# Recorded information:
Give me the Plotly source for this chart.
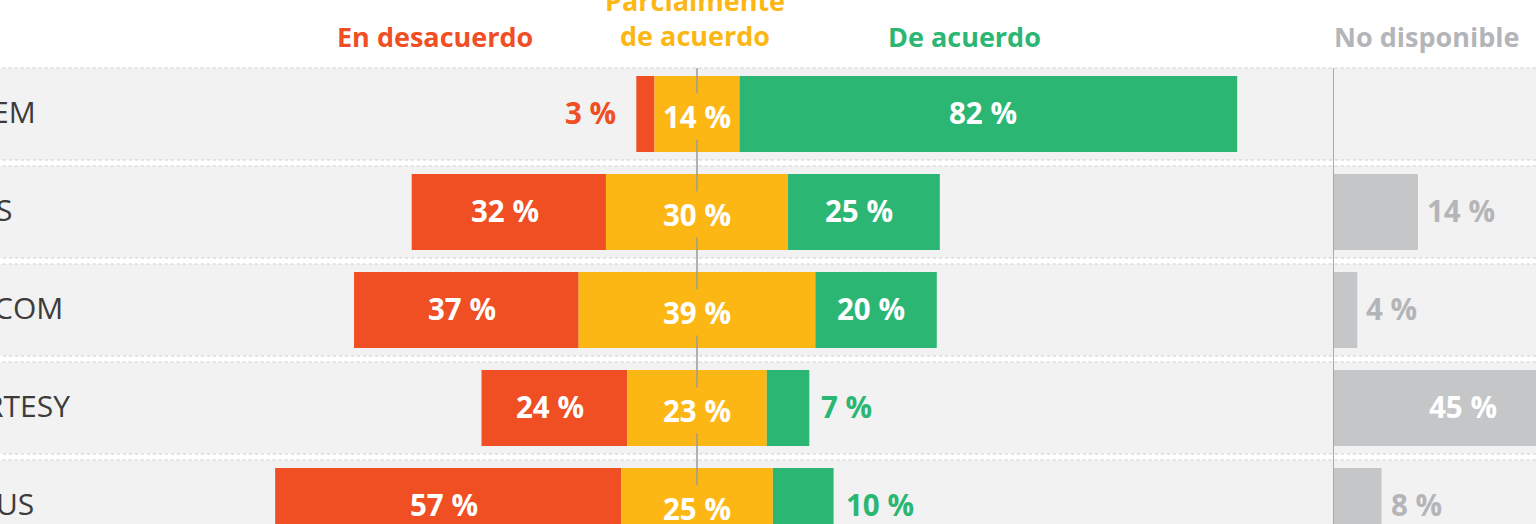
import plotly.graph_objects as go

# ---- data ----
categories = ["EM", "S", "COM", "RTESY", "US"]
desacuerdo = [3, 32, 37, 24, 57]
parcial = [14, 30, 39, 23, 25]
acuerdo = [82, 25, 20, 7, 10]
no_disponible = [0, 14, 4, 45, 8]
headers = ["En desacuerdo", "Parcialmente<br>de acuerdo", "De acuerdo", "No disponible"]

# ---- styles ----
RED = "#f04e23"
YEL = "#fdb714"
GRN = "#2bb673"
GRY = "#c5c6c8"
GRY_TXT = "#b4b5b8"
ROW_BG = "#f2f2f2"
FONT = "Open Sans"

W, H = 1536, 524
PX = 6.07          # pixels per percent
CENTER = 697       # pixel of the centre line
SPLIT = 1333       # pixel where "No disponible" panel starts
ROW_PX = 98        # row pitch in px
ROW0 = 114         # centre of first row in px

ypos = list(range(len(categories)))

fig = go.Figure()

red_base = [-p / 2 - d for d, p in zip(desacuerdo, parcial)]
yel_base = [-p / 2 for p in parcial]
grn_base = [p / 2 for p in parcial]

bw = 76 / ROW_PX
fig.add_trace(go.Bar(y=ypos, x=desacuerdo, base=red_base, orientation="h",
                     marker=dict(color=RED, line=dict(width=0)), width=bw, hoverinfo="skip"))
fig.add_trace(go.Bar(y=ypos, x=parcial, base=yel_base, orientation="h",
                     marker=dict(color=YEL, line=dict(width=0)), width=bw, hoverinfo="skip"))
fig.add_trace(go.Bar(y=ypos, x=acuerdo, base=grn_base, orientation="h",
                     marker=dict(color=GRN, line=dict(width=0)), width=bw, hoverinfo="skip"))
fig.add_trace(go.Bar(y=ypos, x=no_disponible, orientation="h", xaxis="x2",
                     marker=dict(color=GRY, line=dict(width=0)), width=bw, hoverinfo="skip"))

ann = []
lab_font = lambda c: dict(family=FONT, size=29.5, color=c, weight=700)

for i in ypos:
    d, p, a, n = desacuerdo[i], parcial[i], acuerdo[i], no_disponible[i]
    # red
    if d >= 15:
        ann.append(dict(x=-p / 2 - d / 2, y=i, xref="x", yref="y", text=f"{d} %",
                        showarrow=False, font=lab_font("white"), xshift=-4, yshift=2))
    else:
        ann.append(dict(x=-p / 2 - d, y=i, xref="x", yref="y", text=f"{d} %",
                        showarrow=False, xanchor="right", xshift=-18, yshift=2,
                        font=lab_font(RED)))
    # yellow (always inside, masks the centre line)
    ann.append(dict(x=0, y=i, xref="x", yref="y", text=f"{p} %", showarrow=False,
                    font=lab_font("white"), bgcolor=YEL, borderpad=2, yshift=-2))
    # green
    if a >= 15:
        ann.append(dict(x=p / 2 + a / 2, y=i, xref="x", yref="y", text=f"{a} %",
                        showarrow=False, font=lab_font("white"), xshift=-5, yshift=2))
    else:
        ann.append(dict(x=p / 2 + a, y=i, xref="x", yref="y", text=f"{a} %",
                        showarrow=False, xanchor="left", xshift=10, yshift=2,
                        font=lab_font(GRN)))
    # no disponible
    if n > 0:
        if n >= 15:
            ann.append(dict(x=n / 2, y=i, xref="x2", yref="y", text=f"{n} %",
                            showarrow=False, font=lab_font("white"), xshift=-7, yshift=2))
        else:
            ann.append(dict(x=n, y=i, xref="x2", yref="y", text=f"{n} %",
                            showarrow=False, xanchor="left", xshift=7, yshift=2,
                            font=lab_font(GRY_TXT)))

# left category labels (cut off at the left edge as in the reference)
label_right = [38, 14, 65, 72, 36]
for i, (c, r) in enumerate(zip(categories, label_right)):
    ann.append(dict(x=r / W, y=i, xref="paper", yref="y", text=c, showarrow=False,
                    xanchor="right", yshift=3,
                    font=dict(family=FONT, size=30, color="#3c3c3c")))

# headers
hdr_x = [435, 695, 964, 1427]
hdr_y = [37, 18, 37, 37]
hdr_c = [RED, YEL, GRN, GRY_TXT]
for t, hx, hy, hc in zip(headers, hdr_x, hdr_y, hdr_c):
    ann.append(dict(x=hx / W, y=1 - hy / H, xref="paper", yref="paper", text=t,
                    showarrow=False, xanchor="center", yanchor="middle",
                    font=dict(family=FONT, size=27, color=hc, weight=700)))

shapes = []
half = 46 / ROW_PX
for i in ypos:
    shapes.append(dict(type="rect", xref="paper", yref="y", x0=-0.01, x1=1.01,
                       y0=i - half, y1=i + half, fillcolor=ROW_BG,
                       line=dict(color="#cdcdcd", width=1, dash="dot"), layer="below"))
shapes.append(dict(type="line", xref="x", yref="y", x0=0, x1=0, y0=-half, y1=len(categories),
                   line=dict(color="#9a9a9a", width=1.5), layer="above"))
shapes.append(dict(type="line", xref="x2", yref="y", x0=0, x1=0, y0=-half, y1=len(categories),
                   line=dict(color="#a9a9ab", width=2), layer="above"))

y_top = (0 - ROW0) / ROW_PX
y_bot = (H - ROW0) / ROW_PX

fig.update_layout(
    width=W, height=H, margin=dict(l=0, r=0, t=0, b=0),
    paper_bgcolor="white", plot_bgcolor="white",
    barmode="overlay", showlegend=False, hovermode=False,
    xaxis=dict(domain=[0, SPLIT / W], range=[-CENTER / PX, (SPLIT - CENTER) / PX],
               visible=False, fixedrange=True),
    xaxis2=dict(domain=[SPLIT / W, 1], range=[0, (W - SPLIT) / PX], anchor="y",
                visible=False, fixedrange=True),
    yaxis=dict(range=[y_bot, y_top], visible=False, fixedrange=True),
    annotations=ann, shapes=shapes,
)

fig.write_html("out.html")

# Task details:
Would you reproduce the lines above, from the very first through the line containing "grn_base = [p / 2 for p in parcial]", exactly and without the pictures?

# Complete response:
Give me the Plotly source for this chart.
import plotly.graph_objects as go

# ---- data ----
categories = ["EM", "S", "COM", "RTESY", "US"]
desacuerdo = [3, 32, 37, 24, 57]
parcial = [14, 30, 39, 23, 25]
acuerdo = [82, 25, 20, 7, 10]
no_disponible = [0, 14, 4, 45, 8]
headers = ["En desacuerdo", "Parcialmente<br>de acuerdo", "De acuerdo", "No disponible"]

# ---- styles ----
RED = "#f04e23"
YEL = "#fdb714"
GRN = "#2bb673"
GRY = "#c5c6c8"
GRY_TXT = "#b4b5b8"
ROW_BG = "#f2f2f2"
FONT = "Open Sans"

W, H = 1536, 524
PX = 6.07          # pixels per percent
CENTER = 697       # pixel of the centre line
SPLIT = 1333       # pixel where "No disponible" panel starts
ROW_PX = 98        # row pitch in px
ROW0 = 114         # centre of first row in px

ypos = list(range(len(categories)))

fig = go.Figure()

red_base = [-p / 2 - d for d, p in zip(desacuerdo, parcial)]
yel_base = [-p / 2 for p in parcial]
grn_base = [p / 2 for p in parcial]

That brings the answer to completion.